Depuis plus d’un an, à la demande de Simon de Cyrène, vous travaillez avec une équipe (le GREUS) à évaluer son utilité sociale. Qu’est ce que cela veut dire ?
J’aime bien me définir comme une sage-femme. Nous aidons les structures à accoucher de ce qui fait leur identité. Il y a d’autres organisations dont l’objet social est l’accueil de personnes handicapées, mais quelle est l’identité propre à Simon de Cyrène dans sa façon d’accueillir ces personnes ? Que dit-elle à notre société ? Quelle est sa vision ?
Elena Lasida, le rapport d’Utilité Sociale met en avant la phrase : « Délier pour relier » comme «valeur centrale » de l’association Simon de Cyrène.
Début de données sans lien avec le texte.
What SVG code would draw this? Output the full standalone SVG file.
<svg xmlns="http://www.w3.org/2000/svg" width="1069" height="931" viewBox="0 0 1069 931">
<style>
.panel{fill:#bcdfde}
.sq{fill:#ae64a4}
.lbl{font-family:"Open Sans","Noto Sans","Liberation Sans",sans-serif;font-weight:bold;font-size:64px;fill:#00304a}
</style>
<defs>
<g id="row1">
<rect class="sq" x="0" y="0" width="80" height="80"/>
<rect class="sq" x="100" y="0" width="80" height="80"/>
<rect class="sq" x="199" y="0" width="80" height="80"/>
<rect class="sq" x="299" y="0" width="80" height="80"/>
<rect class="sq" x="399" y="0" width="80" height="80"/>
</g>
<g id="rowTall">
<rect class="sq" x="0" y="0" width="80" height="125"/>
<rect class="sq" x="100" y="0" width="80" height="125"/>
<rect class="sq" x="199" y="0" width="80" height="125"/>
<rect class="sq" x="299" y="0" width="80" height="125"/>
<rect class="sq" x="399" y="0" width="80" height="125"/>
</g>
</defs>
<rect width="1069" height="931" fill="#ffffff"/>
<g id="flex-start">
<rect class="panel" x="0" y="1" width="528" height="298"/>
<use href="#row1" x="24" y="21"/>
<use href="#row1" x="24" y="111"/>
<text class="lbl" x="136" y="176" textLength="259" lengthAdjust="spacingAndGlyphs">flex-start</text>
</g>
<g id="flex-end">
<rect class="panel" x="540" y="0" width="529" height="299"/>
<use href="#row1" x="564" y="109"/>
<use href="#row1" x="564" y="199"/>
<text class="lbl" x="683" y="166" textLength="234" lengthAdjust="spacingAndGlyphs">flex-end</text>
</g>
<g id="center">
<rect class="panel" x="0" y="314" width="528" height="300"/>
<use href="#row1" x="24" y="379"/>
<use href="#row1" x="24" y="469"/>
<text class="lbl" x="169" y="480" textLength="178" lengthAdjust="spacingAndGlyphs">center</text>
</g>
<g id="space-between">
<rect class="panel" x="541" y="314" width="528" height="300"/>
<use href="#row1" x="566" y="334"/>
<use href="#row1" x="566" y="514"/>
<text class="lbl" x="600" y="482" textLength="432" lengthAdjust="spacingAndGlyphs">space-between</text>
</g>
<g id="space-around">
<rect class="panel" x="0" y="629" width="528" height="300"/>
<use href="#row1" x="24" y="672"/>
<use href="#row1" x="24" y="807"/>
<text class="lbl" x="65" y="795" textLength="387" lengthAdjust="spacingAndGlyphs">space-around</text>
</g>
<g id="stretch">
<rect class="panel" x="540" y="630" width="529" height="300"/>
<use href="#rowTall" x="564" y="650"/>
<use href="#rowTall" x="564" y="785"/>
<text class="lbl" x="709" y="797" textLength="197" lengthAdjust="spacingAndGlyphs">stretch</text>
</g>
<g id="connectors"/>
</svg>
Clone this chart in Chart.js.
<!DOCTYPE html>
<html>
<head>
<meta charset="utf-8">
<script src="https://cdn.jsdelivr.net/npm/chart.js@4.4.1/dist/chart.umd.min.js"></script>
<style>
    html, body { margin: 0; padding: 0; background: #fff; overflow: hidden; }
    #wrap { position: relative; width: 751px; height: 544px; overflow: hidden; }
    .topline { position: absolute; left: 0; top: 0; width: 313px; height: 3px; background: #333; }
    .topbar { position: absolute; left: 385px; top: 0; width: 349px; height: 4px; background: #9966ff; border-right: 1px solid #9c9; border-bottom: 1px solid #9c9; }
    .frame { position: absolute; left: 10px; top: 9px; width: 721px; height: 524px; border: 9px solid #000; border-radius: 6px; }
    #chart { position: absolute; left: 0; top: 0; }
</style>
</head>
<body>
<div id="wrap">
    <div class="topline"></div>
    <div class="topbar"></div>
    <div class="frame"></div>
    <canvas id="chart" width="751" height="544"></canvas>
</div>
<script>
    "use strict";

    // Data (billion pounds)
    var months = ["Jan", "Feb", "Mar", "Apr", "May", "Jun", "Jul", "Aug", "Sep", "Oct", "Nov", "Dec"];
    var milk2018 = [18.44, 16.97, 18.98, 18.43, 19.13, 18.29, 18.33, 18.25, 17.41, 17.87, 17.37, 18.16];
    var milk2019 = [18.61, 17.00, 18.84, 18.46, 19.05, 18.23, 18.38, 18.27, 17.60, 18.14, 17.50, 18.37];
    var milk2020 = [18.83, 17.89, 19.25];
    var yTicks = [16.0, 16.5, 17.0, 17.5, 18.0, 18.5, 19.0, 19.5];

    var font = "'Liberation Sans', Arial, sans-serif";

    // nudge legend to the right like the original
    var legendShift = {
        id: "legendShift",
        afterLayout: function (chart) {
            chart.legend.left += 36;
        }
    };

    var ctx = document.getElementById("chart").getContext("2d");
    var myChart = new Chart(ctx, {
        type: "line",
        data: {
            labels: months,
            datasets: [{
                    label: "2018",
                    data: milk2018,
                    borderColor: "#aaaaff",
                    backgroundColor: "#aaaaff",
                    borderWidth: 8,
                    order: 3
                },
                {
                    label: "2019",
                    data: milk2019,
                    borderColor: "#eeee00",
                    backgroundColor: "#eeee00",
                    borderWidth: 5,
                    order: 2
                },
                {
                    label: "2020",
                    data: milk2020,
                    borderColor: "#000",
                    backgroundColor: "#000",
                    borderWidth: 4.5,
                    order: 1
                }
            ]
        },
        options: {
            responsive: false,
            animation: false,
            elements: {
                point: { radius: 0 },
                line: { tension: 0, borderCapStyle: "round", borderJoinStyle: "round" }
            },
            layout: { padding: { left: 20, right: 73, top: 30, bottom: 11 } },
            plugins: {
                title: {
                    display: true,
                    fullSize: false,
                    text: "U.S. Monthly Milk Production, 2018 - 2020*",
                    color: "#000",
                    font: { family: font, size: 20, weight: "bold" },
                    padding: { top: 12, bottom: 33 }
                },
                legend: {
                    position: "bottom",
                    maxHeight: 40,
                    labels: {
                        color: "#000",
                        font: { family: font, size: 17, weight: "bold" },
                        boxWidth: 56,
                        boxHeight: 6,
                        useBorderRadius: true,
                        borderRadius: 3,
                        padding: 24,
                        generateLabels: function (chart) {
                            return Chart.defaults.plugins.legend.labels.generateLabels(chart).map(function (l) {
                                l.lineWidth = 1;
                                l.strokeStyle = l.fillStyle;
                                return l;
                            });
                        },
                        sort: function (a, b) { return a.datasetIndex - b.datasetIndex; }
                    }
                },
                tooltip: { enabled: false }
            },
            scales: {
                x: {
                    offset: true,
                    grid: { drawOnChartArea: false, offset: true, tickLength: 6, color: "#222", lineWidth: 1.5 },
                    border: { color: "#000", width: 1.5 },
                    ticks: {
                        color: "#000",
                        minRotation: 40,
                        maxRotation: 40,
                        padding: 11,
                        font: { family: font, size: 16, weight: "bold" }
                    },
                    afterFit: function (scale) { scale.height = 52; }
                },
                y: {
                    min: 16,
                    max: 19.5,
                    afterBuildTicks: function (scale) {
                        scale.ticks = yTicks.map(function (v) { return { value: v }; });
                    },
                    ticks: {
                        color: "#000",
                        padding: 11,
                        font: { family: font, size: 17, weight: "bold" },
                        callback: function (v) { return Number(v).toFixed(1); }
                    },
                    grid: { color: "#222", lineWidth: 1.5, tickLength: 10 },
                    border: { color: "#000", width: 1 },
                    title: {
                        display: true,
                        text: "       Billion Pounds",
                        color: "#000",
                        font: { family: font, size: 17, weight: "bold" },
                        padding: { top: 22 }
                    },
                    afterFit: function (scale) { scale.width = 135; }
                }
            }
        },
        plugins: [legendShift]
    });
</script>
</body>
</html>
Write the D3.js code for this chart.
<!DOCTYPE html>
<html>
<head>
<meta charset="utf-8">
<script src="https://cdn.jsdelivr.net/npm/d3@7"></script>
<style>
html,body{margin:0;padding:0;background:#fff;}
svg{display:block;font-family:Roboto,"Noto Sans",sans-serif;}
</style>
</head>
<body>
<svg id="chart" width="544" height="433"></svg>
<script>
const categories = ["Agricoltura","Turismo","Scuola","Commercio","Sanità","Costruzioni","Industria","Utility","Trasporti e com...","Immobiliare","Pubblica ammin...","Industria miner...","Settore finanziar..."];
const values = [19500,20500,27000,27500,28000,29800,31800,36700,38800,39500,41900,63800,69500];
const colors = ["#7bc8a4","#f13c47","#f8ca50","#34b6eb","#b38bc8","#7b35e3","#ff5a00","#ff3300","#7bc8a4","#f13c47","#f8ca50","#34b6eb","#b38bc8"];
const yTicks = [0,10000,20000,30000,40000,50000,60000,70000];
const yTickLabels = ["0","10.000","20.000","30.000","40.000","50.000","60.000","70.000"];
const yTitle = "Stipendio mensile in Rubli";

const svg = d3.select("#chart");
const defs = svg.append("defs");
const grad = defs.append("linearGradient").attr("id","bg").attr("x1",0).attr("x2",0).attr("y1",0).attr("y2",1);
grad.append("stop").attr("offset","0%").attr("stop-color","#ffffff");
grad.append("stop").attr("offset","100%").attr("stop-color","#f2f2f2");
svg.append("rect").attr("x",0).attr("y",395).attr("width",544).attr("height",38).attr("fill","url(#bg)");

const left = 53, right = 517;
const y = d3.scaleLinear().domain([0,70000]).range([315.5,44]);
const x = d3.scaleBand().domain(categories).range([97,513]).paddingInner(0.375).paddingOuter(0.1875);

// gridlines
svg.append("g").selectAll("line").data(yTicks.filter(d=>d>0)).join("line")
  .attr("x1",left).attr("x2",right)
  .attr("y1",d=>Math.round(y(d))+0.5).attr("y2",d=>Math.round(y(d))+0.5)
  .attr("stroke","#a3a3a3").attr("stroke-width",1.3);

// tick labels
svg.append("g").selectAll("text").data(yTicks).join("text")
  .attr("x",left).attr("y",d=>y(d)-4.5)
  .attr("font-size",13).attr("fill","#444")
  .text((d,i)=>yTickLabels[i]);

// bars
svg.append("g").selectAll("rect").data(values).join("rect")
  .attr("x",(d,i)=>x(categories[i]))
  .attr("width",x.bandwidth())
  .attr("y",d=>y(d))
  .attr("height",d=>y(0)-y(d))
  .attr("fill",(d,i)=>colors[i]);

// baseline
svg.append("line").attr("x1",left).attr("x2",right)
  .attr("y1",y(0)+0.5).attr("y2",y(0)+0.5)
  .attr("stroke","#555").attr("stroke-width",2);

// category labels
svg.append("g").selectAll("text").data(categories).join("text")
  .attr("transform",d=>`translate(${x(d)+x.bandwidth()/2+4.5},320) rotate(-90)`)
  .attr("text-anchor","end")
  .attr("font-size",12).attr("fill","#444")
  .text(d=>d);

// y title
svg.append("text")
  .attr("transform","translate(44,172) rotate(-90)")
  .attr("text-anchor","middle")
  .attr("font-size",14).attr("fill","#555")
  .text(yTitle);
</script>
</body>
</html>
Pouvez-vous nous en dire plus ?
Cette phrase n’a rien à voir avec de la communication ou un slogan marketing. Dans une évaluation d’identité sociale, on essaie de résumer ce qui fait l’identité de la structure avec une formule, même si c’est forcément réducteur.
Dans la société aujourd’hui, il y a un souci d’accueillir la fragilité : il existe des droits, des aides, des politiques sociales, et c’est très bien. Les personnes handicapées sont reconnues, elles ont même une carte. Mais paradoxalement, on risque d’enfermer ces personnes dans une catégorie, de les réduire à leur handicap. D’une certaine façon, la prise en charge peut les mettre à part. À Simon de Cyrène, les personnes avec handicap et les personnes valides habitent ensemble. Elles vont vivre des choses nouvelles qu’elles ne pourraient pas vivre ailleurs dans la société. Les limites, les frontières sont repoussées pour créer des liens nouveaux.
Le mot « décloisonner » revient très souvent dans le rapport.
Simon de Cyrène permet de traverser les cloisons qui enferment. Bien sûr, l’idée n’est pas d’oublier le handicap.
Il y a une asymétrie dans la relation entre assistants et personnes avec un handicap, mais cette relation ne reste pas simplement verticale. Dans certaines structures qui accueillent des personnes handicapées, des professionnels viennent pendant la journée pour répondre à des besoins déterminés, sur des temps déterminés. C’est totalement différent quand les personnes vivent ensemble dans la même maison. Ce décloisonnement concerne le corps, le temps, l’espace. Le corps différent est une limite mais il fait aussi entrer en relation avec l’assistant.
Avez-vous été surprise par ce que vous avez découvert chez Simon de Cyrène ?
J’ai vu à quel point ce décloisonnement est libérateur. Notre société est tellement segmentée, fragmentée. Simon de Cyrène défie la société où la valeur absolue, c’est l’indépendance. On fait tout – et c’est très bien – pour retarder ou éviter ces situations difficiles dites de dépendance.
La société la plus heureuse n’est pas celle où personne n’a besoin des autres ! Dans l’indépendance absolue, ce qui est essentiel à la vie serait mort, parce que nous sommes des êtres de relations, tous interdépendants. Certes, un assistant permet à une personne handicapée d’accomplir un certain nombre de choses mais il va recevoir quelque chose de vital, lui aussi. Si la valeur centrale « délier pour relier » ne mentionne pas le mot handicap, c’est précisément parce que Simon de Cyrène dit quelque chose qui va au-delà du handicap à toute la société.